**PROBLEM STATEMENT:** Go through the material below and copy each line where the word "this" appears.

**PROVIDED RECORDS:**
====

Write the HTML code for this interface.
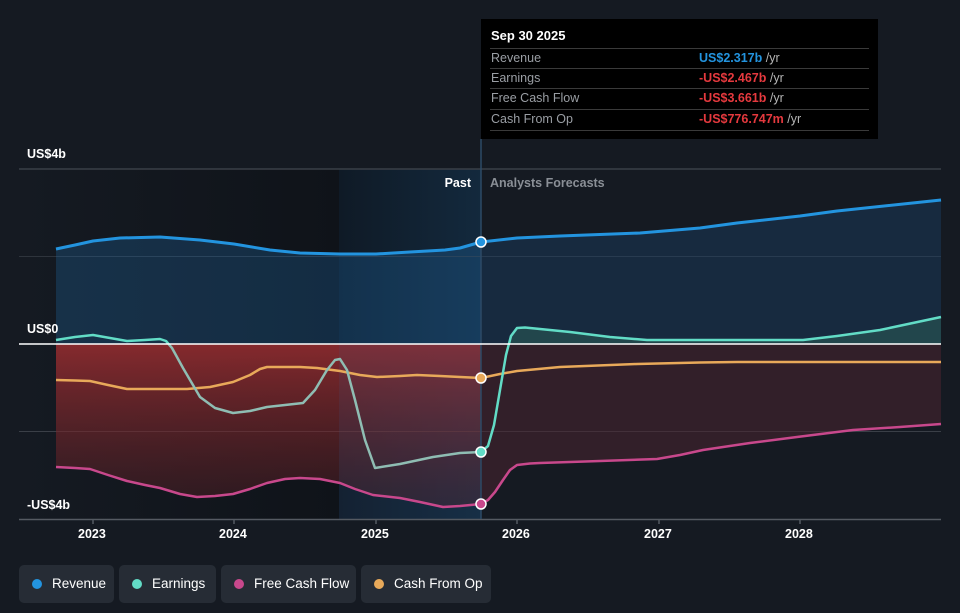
<!DOCTYPE html>
<html><head><meta charset="utf-8"><style>
html,body{margin:0;padding:0;background:#151a22;}
body{width:960px;height:613px;overflow:hidden;position:relative;font-family:"Liberation Sans",sans-serif;}
.tt{position:absolute;left:481px;top:19px;width:397px;height:120px;background:#000;}
.tt .h{position:absolute;left:10px;top:9px;color:#fff;font-weight:bold;font-size:13px;}
.tt .r{position:absolute;left:9px;width:379px;height:20px;border-top:1px solid #3a3a3a;font-size:12.5px;color:#9a9ea4;line-height:19px;}
.tt .r span.l{position:absolute;left:1px;}
.tt .r span.v{position:absolute;left:209px;font-weight:bold;}
.tt .r span.v i{font-style:normal;font-weight:normal;color:#b5b5b5;}
.blue{color:#2394df;} .red{color:#e5393e;}
.lg{position:absolute;top:565px;height:38px;background:#262c35;border-radius:5px;color:#fff;font-size:13.5px;font-weight:normal;line-height:38px;}
.lg b{position:absolute;left:13px;top:14px;width:10px;height:10px;border-radius:50%;}
.lg span{position:absolute;left:33px;}
.ax{position:absolute;color:#fff;font-size:12.5px;font-weight:bold;}
</style></head><body>
<svg width="960" height="613" style="position:absolute;left:0;top:0">
<defs>
<linearGradient id="dk" x1="0" x2="1" y1="0" y2="0"><stop offset="0" stop-color="#151a22"/><stop offset="1" stop-color="#0f1319"/></linearGradient>
<linearGradient id="hl" x1="0" x2="1" y1="0" y2="0"><stop offset="0" stop-color="#0f1a26"/><stop offset="1" stop-color="#13293d"/></linearGradient>
<linearGradient id="rd" x1="0" x2="0" y1="344" y2="510" gradientUnits="userSpaceOnUse"><stop offset="0" stop-color="#9a2d30" stop-opacity="0.85"/><stop offset="1" stop-color="#5a2026" stop-opacity="0.35"/></linearGradient>
<clipPath id="past"><rect x="0" y="0" width="481" height="613"/></clipPath>
<clipPath id="fut"><rect x="481" y="0" width="479" height="613"/></clipPath>
<clipPath id="pastBelow"><rect x="0" y="345" width="481" height="268"/></clipPath>
<clipPath id="notPastBelow"><path d="M0,0 H960 V613 H481 V345 H0 Z"/></clipPath>
</defs>
<rect x="19" y="169" width="320" height="350" fill="url(#dk)"/>
<rect x="339" y="169" width="142" height="350" fill="url(#hl)"/>
<line x1="19" y1="169" x2="941" y2="169" stroke="#3a3f47" stroke-width="1.5"/>
<line x1="19" y1="256.5" x2="941" y2="256.5" stroke="#2e343c" stroke-width="1"/>
<line x1="19" y1="431.5" x2="941" y2="431.5" stroke="#3a3f47" stroke-width="1"/>
<path d="M56,344 L56,249 L75,245 L93,241 L120,238 L160,237 L200,240 L234,244 L270,250 L300,253 L340,254 L376,254 L410,252 L445,250 L460,248 L481,242 L517,238 L560,236 L640,233 L700,228 L737,223 L800,216 L837,211 L941,200 L941,344 Z" fill="#1f6fb0" fill-opacity="0.28" clip-path="url(#past)"/>
<path d="M56,344 L56,249 L75,245 L93,241 L120,238 L160,237 L200,240 L234,244 L270,250 L300,253 L340,254 L376,254 L410,252 L445,250 L460,248 L481,242 L517,238 L560,236 L640,233 L700,228 L737,223 L800,216 L837,211 L941,200 L941,344 Z" fill="#1e4a75" fill-opacity="0.35" clip-path="url(#fut)"/>
<path d="M508,344 L511,336 L517,328 L525,327.5 L540,329 L570,332 L610,337 L647,340 L700,340 L803,340 L837,336 L880,330 L941,317 L941,344 Z" fill="#2a5a55" fill-opacity="0.6"/>
<path d="M56,344 L56,467 L75,468 L90,469 L108,475 L127,481 L145,485 L160,488 L180,494 L197,497 L215,496 L233,494 L250,489 L267,483 L285,479 L300,478 L320,479 L340,483 L355,489 L373,495 L400,498 L420,502 L443,507 L460,506 L481,504 L481,344 Z" fill="url(#rd)"/>
<path d="M481,344 L481,504 L488,500 L495,492 L503,480 L510,470 L517,465 L530,463.5 L540,463 L600,461 L657,459 L680,455 L703,450 L750,443 L797,437 L853,430 L900,427 L941,424 L941,344 Z" fill="#4a2430" fill-opacity="0.55"/>
<rect x="339" y="344" width="142" height="175" fill="#3a5a8a" fill-opacity="0.12"/>
<line x1="19" y1="519.5" x2="941" y2="519.5" stroke="#555a62" stroke-width="1.5"/>
<g stroke="#555a62" stroke-width="1.5"><line x1="93" y1="519" x2="93" y2="524"/><line x1="234" y1="519" x2="234" y2="524"/><line x1="376" y1="519" x2="376" y2="524"/><line x1="517" y1="519" x2="517" y2="524"/><line x1="659" y1="519" x2="659" y2="524"/><line x1="800" y1="519" x2="800" y2="524"/></g>
<line x1="481" y1="139" x2="481" y2="519" stroke="#2d4a66" stroke-width="1.5"/>
<path d="M56,380 L75,380.5 L90,381 L108,385 L127,389 L160,389 L187,389 L210,387 L233,382 L250,375 L260,369 L267,367 L300,367 L317,368 L340,371 L360,375 L377,377 L400,376 L417,375 L440,376 L460,377 L481,378 L500,374 L517,371 L560,367 L637,364 L700,362.5 L737,362 L941,362" fill="none" stroke="#e8a95a" stroke-width="2.5" stroke-linejoin="round"/>
<path d="M56,467 L75,468 L90,469 L108,475 L127,481 L145,485 L160,488 L180,494 L197,497 L215,496 L233,494 L250,489 L267,483 L285,479 L300,478 L320,479 L340,483 L355,489 L373,495 L400,498 L420,502 L443,507 L460,506 L481,504 L488,500 L495,492 L503,480 L510,470 L517,465 L530,463.5 L540,463 L600,461 L657,459 L680,455 L703,450 L750,443 L797,437 L853,430 L900,427 L941,424" fill="none" stroke="#c8488c" stroke-width="2.5" stroke-linejoin="round"/>
<g fill="none" stroke-width="2.5" stroke-linejoin="round">
<path d="M56,340 L75,337 L93,335 L110,338 L127,341 L145,340 L160,339 L166,341 L172,348 L183,368 L200,397 L215,408 L233,413 L250,411 L267,407 L285,405 L303,403 L315,390 L327,370 L335,360 L340,359 L347,370 L355,400 L365,440 L375,468 L400,464 L433,457 L460,453 L481,452 L488,446 L494,425 L500,390 L506,355 L511,336 L517,328 L525,327.5 L540,329 L570,332 L610,337 L647,340 L700,340 L803,340 L837,336 L880,330 L941,317" stroke="#62dcc6" clip-path="url(#notPastBelow)"/>
<path d="M56,340 L75,337 L93,335 L110,338 L127,341 L145,340 L160,339 L166,341 L172,348 L183,368 L200,397 L215,408 L233,413 L250,411 L267,407 L285,405 L303,403 L315,390 L327,370 L335,360 L340,359 L347,370 L355,400 L365,440 L375,468 L400,464 L433,457 L460,453 L481,452" stroke="#8fbdb3" clip-path="url(#pastBelow)"/>
</g>
<path d="M56,249 L75,245 L93,241 L120,238 L160,237 L200,240 L234,244 L270,250 L300,253 L340,254 L376,254 L410,252 L445,250 L460,248 L481,242 L517,238 L560,236 L640,233 L700,228 L737,223 L800,216 L837,211 L941,200" fill="none" stroke="#2394df" stroke-width="3" stroke-linejoin="round"/>
<line x1="19" y1="344" x2="941" y2="344" stroke="#ffffff" stroke-width="1.5"/>
<g stroke="#fff" stroke-width="1.5">
<circle cx="481" cy="242" r="5" fill="#2394df"/>
<circle cx="481" cy="378" r="5" fill="#e8a95a"/>
<circle cx="481" cy="452" r="5" fill="#62dcc6"/>
<circle cx="481" cy="504" r="5" fill="#c8488c"/>
</g>
<text x="471" y="187" fill="#fff" font-size="12.5" font-weight="bold" text-anchor="end" font-family="Liberation Sans, sans-serif">Past</text>
<text x="490" y="187" fill="#8a8f96" font-size="12.5" font-weight="bold" font-family="Liberation Sans, sans-serif">Analysts Forecasts</text>
</svg>
<div class="ax" style="left:27px;top:147px;">US$4b</div>
<div class="ax" style="left:27px;top:322px;">US$0</div>
<div class="ax" style="left:27px;top:498px;">-US$4b</div>
<div class="ax" style="left:78px;top:527px;">2023</div>
<div class="ax" style="left:219px;top:527px;">2024</div>
<div class="ax" style="left:361px;top:527px;">2025</div>
<div class="ax" style="left:502px;top:527px;">2026</div>
<div class="ax" style="left:644px;top:527px;">2027</div>
<div class="ax" style="left:785px;top:527px;">2028</div>
<div class="tt">
<div class="h">Sep 30 2025</div>
<div class="r" style="top:29px"><span class="l">Revenue</span><span class="v blue">US$2.317b <i>/yr</i></span></div>
<div class="r" style="top:49px"><span class="l">Earnings</span><span class="v red">-US$2.467b <i>/yr</i></span></div>
<div class="r" style="top:69px"><span class="l">Free Cash Flow</span><span class="v red">-US$3.661b <i>/yr</i></span></div>
<div class="r" style="top:90px;border-bottom:1px solid #3a3a3a;"><span class="l">Cash From Op</span><span class="v red">-US$776.747m <i>/yr</i></span></div>
</div>
<div class="lg" style="left:19px;width:95px;"><b style="background:#2394df"></b><span>Revenue</span></div>
<div class="lg" style="left:119px;width:97px;"><b style="background:#62dcc6"></b><span>Earnings</span></div>
<div class="lg" style="left:221px;width:135px;"><b style="background:#c8488c"></b><span>Free Cash Flow</span></div>
<div class="lg" style="left:361px;width:130px;"><b style="background:#e8a95a"></b><span>Cash From Op</span></div>
</body></html>
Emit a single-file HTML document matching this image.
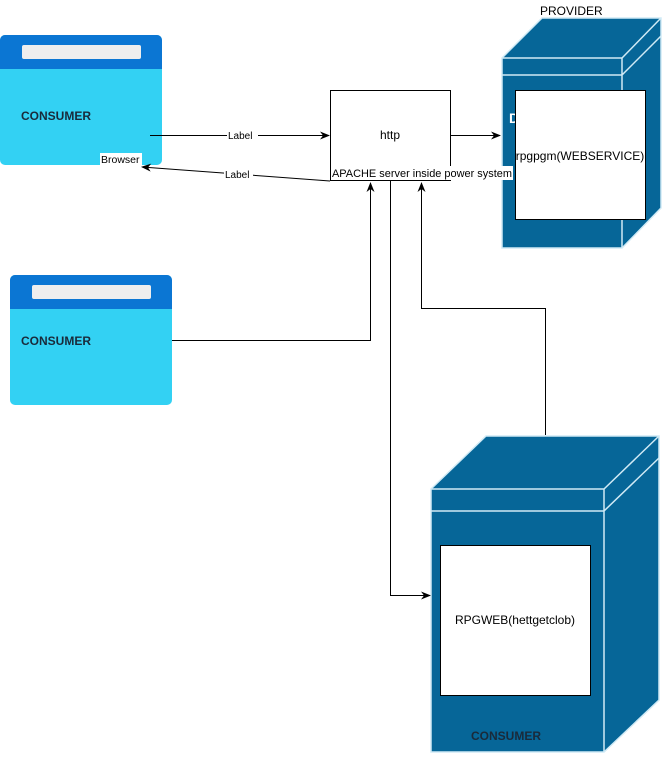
<!DOCTYPE html>
<html><head><style>body{margin:0;background:#fff}svg{display:block;font-family:"Liberation Sans",sans-serif}</style></head><body>
<svg width="662" height="757" viewBox="0 0 662 757">
<defs><marker id="a" markerWidth="10" markerHeight="10" refX="9" refY="5" orient="auto" markerUnits="userSpaceOnUse"><path d="M0,1 L10,5 L0,9 L3,5z" fill="#000"/></marker></defs>
<rect x="0" y="35" width="162" height="130" rx="5" fill="#33d1f3"/>
<path d="M0,69 V40 a5,5 0 0 1 5,-5 H157 a5,5 0 0 1 5,5 V69z" fill="#0b76d3"/>
<rect x="22" y="45" width="119" height="14" rx="2" fill="#eee"/>
<text x="21" y="120" font-size="12" font-weight="bold" fill="#1a2a3a">CONSUMER</text>
<rect x="100" y="153" width="42" height="13" fill="#fff"/>
<text x="101" y="163" font-size="10.5">Browser</text>
<rect x="10" y="275" width="162" height="130" rx="5" fill="#33d1f3"/>
<path d="M10,309 V280 a5,5 0 0 1 5,-5 H167 a5,5 0 0 1 5,5 V309z" fill="#0b76d3"/>
<rect x="32" y="285" width="119" height="14" rx="2" fill="#eee"/>
<text x="21" y="345" font-size="12" font-weight="bold" fill="#1a2a3a">CONSUMER</text>
<text x="540" y="15" font-size="12">PROVIDER</text>
<path d="M502,58 L542,18 H661 V208 L622,248 H502z" fill="#066698" stroke="#d0eaf5" stroke-width="1.5"/>
<path d="M502,58 H622 L661,18 M622,58 V248 M502,75 H622 L661,36" fill="none" stroke="#d0eaf5" stroke-width="1.5"/>
<text x="509" y="123" font-size="14" font-weight="bold" fill="#fff">D</text>
<rect x="515.5" y="90.5" width="130" height="129" fill="#fff" stroke="#000"/>
<text x="580" y="160" font-size="12" text-anchor="middle">rpgpgm(WEBSERVICE)</text>
<path d="M431,489 L486,436 H659 V700 L604,752 H431z" fill="#066698" stroke="#d0eaf5" stroke-width="1.5"/>
<path d="M431,489 H604 L659,436 M604,489 V752 M431,511 H604 L659,458" fill="none" stroke="#d0eaf5" stroke-width="1.5"/>
<rect x="440.5" y="545.5" width="150" height="150" fill="#fff" stroke="#000"/>
<text x="515" y="624" font-size="12" text-anchor="middle">RPGWEB(hettgetclob)</text>
<text x="506" y="740" font-size="12" font-weight="bold" fill="#1a2a3a" text-anchor="middle">CONSUMER</text>
<rect x="330.5" y="90.5" width="120" height="90" fill="#fff" stroke="#000"/>
<text x="390" y="139" font-size="12" text-anchor="middle">http</text>
<rect x="331" y="166" width="182" height="14" fill="#fff"/>
<text x="332" y="177" font-size="10.8" textLength="180" lengthAdjust="spacingAndGlyphs">APACHE server inside power system</text>
<g stroke="#000" fill="none" stroke-width="1">
<path d="M150,135.5 H329" marker-end="url(#a)"/>
<path d="M451,135.5 H500" marker-end="url(#a)"/>
<path d="M330,181 L142,167" marker-end="url(#a)"/>
<path d="M172,340.5 H370.5 V183" marker-end="url(#a)"/>
<path d="M390.5,181 V595.5 H430" marker-end="url(#a)"/>
<path d="M545.5,435 V308.5 H421.5 V183" marker-end="url(#a)"/>
</g>
<rect x="227" y="129" width="31" height="12" fill="#fff"/>
<text x="228" y="139" font-size="10">Label</text>
<rect x="224" y="168" width="29" height="12" fill="#fff"/>
<text x="225" y="178" font-size="10">Label</text>
</svg></body></html>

====

**SOLVED EXERCISE:**
Write the HTML code for this interface.
Emit a single-file HTML document matching this image.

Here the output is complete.